The first prayers I learned to say was the Rosary....'hail Mary full of grace, the Lord be with thee...' to the horror of my very Lutheran mother. See, at age 23 months I went into the St. Luke's Hospital in Aberdeen SD. There was a polio epidemic on and I was one of the many. For thirteen months I was in that place. One of my earliest memories is of Sister Alcho taking me to the chapel and letting me touch the statue of Mary. Memories of other Sisters are not so nice. They got their jollies in some strange ways. A long time room mate in the hosp. was Barbara Pershing. She too had had polio. Her father was killed in WW2 and she was an only child. Barb's mother, Caroline, took a job as a nurses' aide so that she could be near her daughter some of the time. (Visitation was very limited, if at all.) At night Caroline would come into the room and say prayers with Barb. So, when I finally got home, (and wanted to know which room I was to live in), when Mom put me to bed she said we would say prayers. So.....

I learned, Our Father, Now I Lay Me, (god that's barbaric) and ended up with "...and God, please make my leg and back well. Amen" We did a lot of church going and Sunday Schooling, also, at least until at age four years and 11 months when I went into the Shrine Hospital in Minneapolis, MN. We got Sunday
Schooled and hymned there, too.

But, I had a big problem with all that religion stuff. It made absolutely no sense to me at all! God was in charge, that was obvious. When you are very small and have absolutely no control of what happens around you and to you, you develop a sort of sixth sense about being safe, and feel absolute terror when you know that there is nothing you can do to be safe, and no one will save you. All loving Father, who protects us and answers prayers.....right. Protection I didn't get, He never 'made my leg and back well', and He never let me go home all those nights I prayed and cried myself to sleep while watching the people in the train cars going across the trestle a few miles away from the Shrine Hosp. Oh, but He doesn't give you good answers if you are bad! What did I ever do so bad by age 4 or even 5? Ah yes, God gives us choices, but if you don't choose His way you go to Hell and fry for eternity. Also, if you don't believe in God or Jesus as the Son of God, you fry, if you don't believe in the Holy Ghost, you fry. If you don't get baptized, you fry, if you don't obey all 10 commandments, you fry...... This is our Big Daddy in the Sky? I didn't think so.
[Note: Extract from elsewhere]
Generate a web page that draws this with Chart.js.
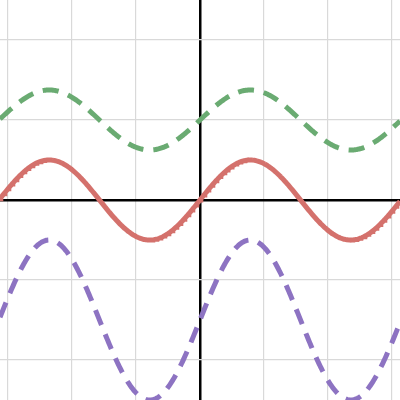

So, I used to wonder, and would ask any supposedly religiously knowledgeable person I could ask, what happens to all the people who never heard of God now or thousands of years ago? What about babies who died before they could be baptized, they going to fry for all of eternity because the minister was late? What about all of the people who worship some other way and are just as convinced that their way is the true one. Who was right? What if we (I) was wrong? And how come there is so much stuff in the Bible that no one understands? and a few years later, what was the book of Revelations all about. "Oh," I was told by several ministers of the word, "we aren't suppose to know what it's about." Why the hell is in the there then? ( that didn't go over very well)

The thing is, I have spent most of my life knowing that there was something that I was suppose to know, but didn't know what that was or how to find out.